#### [Goal]
Find all lines in the listing that include the word "this", then copy them.

Records with drawing code
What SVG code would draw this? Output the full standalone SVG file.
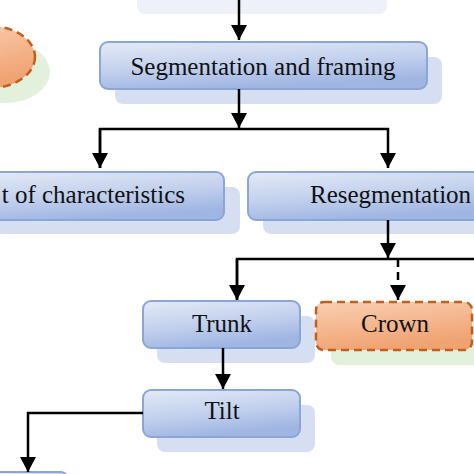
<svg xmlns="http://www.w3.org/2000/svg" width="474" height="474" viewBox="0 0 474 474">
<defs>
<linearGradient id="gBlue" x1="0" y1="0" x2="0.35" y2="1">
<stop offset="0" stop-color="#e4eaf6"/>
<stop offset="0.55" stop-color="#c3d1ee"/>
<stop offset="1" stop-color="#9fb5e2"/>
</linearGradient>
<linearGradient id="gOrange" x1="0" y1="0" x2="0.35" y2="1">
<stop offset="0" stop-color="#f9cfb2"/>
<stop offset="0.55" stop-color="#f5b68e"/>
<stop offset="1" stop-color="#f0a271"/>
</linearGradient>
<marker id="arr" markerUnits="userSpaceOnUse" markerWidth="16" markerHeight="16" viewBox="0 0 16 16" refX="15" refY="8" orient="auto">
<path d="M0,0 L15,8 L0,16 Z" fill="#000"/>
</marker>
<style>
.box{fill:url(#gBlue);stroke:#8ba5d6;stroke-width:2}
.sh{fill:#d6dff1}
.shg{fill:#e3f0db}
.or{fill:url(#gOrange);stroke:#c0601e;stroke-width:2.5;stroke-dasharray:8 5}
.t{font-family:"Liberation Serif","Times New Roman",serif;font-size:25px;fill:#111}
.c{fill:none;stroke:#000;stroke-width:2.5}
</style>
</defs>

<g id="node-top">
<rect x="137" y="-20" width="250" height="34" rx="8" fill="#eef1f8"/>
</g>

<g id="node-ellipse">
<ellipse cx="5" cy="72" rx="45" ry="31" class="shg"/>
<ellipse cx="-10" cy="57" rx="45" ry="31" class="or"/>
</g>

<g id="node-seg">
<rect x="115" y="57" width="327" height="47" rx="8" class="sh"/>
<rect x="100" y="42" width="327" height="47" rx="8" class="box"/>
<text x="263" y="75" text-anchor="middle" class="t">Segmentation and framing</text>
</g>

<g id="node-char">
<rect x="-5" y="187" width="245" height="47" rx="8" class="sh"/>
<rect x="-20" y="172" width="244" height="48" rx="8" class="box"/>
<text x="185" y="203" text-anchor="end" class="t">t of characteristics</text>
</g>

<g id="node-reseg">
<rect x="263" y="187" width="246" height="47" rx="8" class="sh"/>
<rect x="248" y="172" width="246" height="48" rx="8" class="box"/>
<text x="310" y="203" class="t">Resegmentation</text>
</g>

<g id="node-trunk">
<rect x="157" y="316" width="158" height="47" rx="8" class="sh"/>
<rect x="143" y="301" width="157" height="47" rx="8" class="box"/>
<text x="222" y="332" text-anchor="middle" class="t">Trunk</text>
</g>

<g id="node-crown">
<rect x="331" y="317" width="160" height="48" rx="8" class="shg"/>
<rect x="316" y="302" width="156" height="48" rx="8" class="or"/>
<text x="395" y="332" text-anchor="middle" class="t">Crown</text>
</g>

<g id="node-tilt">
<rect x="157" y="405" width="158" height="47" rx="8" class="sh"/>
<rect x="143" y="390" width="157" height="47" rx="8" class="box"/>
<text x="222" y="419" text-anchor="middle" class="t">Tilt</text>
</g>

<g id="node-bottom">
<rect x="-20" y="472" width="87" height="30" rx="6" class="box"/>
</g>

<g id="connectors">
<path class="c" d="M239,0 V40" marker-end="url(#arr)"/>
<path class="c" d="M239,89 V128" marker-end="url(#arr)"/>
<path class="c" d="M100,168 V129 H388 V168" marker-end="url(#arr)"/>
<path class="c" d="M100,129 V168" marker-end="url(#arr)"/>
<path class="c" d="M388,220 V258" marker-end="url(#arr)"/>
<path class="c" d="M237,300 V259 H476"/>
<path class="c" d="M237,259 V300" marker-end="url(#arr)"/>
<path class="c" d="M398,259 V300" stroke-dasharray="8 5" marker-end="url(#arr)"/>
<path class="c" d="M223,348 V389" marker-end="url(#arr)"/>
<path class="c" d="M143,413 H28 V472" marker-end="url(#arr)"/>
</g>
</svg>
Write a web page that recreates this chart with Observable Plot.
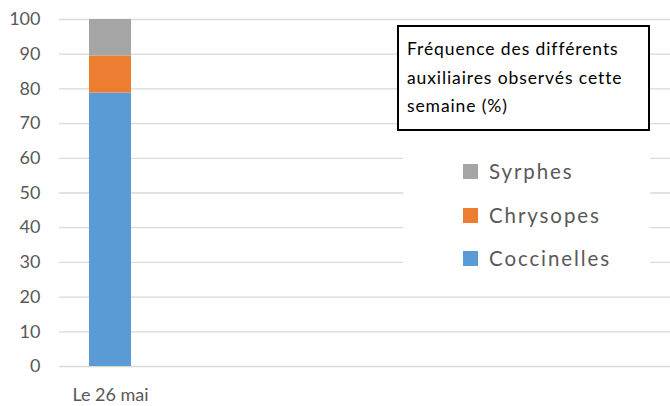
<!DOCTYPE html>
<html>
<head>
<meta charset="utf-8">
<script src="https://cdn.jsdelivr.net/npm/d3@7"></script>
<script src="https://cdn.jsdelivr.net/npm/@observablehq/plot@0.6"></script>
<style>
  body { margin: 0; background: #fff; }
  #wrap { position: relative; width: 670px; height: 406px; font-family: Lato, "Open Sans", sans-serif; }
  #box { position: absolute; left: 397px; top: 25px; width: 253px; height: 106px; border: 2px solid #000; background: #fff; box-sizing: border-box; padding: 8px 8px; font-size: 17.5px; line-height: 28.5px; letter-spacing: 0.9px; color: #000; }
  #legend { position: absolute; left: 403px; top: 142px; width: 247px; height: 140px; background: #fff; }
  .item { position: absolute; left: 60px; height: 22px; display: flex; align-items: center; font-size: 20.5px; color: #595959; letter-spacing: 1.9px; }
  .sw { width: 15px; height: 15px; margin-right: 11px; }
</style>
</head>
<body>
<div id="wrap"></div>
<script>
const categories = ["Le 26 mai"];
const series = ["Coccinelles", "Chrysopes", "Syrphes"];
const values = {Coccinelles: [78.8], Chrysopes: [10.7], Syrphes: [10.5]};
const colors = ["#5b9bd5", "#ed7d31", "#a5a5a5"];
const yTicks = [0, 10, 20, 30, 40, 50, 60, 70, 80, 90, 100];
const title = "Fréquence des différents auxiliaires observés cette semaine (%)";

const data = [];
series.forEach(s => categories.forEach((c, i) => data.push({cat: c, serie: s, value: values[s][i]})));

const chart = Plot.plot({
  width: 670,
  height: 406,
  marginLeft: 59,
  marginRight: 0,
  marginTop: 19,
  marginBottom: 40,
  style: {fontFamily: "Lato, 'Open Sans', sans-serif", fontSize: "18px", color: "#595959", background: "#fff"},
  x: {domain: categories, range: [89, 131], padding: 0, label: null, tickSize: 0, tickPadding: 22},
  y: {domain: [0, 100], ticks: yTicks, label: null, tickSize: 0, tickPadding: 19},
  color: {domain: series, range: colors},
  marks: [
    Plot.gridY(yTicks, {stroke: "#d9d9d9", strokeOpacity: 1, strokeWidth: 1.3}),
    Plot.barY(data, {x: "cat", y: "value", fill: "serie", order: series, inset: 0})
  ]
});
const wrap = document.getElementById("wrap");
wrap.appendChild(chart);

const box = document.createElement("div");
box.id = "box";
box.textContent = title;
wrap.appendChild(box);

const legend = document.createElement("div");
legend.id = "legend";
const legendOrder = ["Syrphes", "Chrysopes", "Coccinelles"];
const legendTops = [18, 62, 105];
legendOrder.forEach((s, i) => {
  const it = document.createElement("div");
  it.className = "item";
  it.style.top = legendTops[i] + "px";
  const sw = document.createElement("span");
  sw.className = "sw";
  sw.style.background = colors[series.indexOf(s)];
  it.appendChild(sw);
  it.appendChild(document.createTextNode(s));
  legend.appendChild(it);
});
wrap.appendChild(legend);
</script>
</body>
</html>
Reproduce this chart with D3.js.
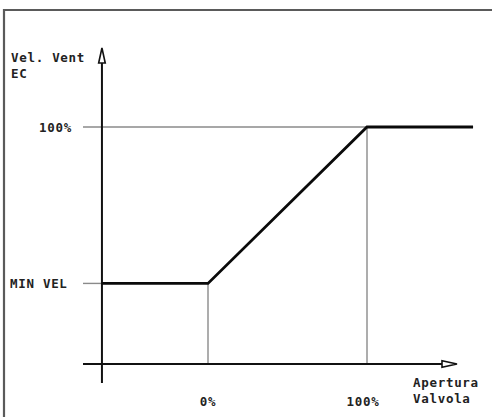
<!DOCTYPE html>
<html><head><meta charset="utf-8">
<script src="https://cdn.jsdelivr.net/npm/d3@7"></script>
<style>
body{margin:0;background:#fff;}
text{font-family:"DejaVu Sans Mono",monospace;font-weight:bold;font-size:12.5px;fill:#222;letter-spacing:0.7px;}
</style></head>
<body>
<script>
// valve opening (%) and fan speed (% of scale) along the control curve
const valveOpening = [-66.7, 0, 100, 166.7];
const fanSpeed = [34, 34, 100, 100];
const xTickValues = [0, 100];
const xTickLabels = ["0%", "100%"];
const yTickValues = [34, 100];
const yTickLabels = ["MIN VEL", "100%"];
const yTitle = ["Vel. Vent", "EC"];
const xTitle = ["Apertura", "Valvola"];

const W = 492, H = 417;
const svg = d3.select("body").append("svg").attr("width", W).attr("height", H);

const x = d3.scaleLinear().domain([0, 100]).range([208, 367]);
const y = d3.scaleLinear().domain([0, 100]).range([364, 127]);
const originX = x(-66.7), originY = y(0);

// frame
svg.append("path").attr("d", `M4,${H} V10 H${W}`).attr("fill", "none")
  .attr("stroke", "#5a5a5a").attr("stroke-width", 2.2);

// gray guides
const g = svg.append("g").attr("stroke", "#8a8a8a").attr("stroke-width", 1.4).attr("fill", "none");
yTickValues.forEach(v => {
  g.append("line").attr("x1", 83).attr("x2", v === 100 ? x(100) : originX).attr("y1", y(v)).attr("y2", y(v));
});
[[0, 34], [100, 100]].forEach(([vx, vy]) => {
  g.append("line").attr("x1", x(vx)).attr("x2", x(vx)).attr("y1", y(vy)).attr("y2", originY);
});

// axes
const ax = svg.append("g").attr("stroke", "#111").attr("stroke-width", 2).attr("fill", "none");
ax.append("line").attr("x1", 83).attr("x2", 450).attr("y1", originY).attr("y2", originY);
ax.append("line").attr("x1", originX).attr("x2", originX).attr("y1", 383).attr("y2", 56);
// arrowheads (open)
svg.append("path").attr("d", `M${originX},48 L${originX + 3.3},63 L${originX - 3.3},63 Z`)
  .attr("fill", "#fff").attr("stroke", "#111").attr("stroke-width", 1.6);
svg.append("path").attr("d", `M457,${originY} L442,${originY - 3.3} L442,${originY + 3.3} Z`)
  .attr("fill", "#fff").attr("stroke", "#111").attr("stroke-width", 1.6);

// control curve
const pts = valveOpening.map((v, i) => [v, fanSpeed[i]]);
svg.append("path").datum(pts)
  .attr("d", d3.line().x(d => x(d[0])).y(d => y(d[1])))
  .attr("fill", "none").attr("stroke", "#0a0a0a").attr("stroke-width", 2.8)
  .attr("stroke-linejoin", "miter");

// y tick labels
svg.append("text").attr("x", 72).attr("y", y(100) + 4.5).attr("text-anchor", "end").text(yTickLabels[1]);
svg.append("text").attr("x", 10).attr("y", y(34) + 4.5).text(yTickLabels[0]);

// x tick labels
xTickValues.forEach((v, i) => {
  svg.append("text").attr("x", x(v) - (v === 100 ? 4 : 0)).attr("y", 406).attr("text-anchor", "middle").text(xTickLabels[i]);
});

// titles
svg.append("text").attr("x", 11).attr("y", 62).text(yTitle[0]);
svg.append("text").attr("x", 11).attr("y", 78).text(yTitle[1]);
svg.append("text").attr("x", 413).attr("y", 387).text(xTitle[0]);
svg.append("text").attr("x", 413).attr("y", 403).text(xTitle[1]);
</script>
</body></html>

#### [Finished task]
What SVG code would draw this? Output the full standalone SVG file.
Write a web page that recreates this chart with Observable Plot.
Reproduce this chart with D3.js.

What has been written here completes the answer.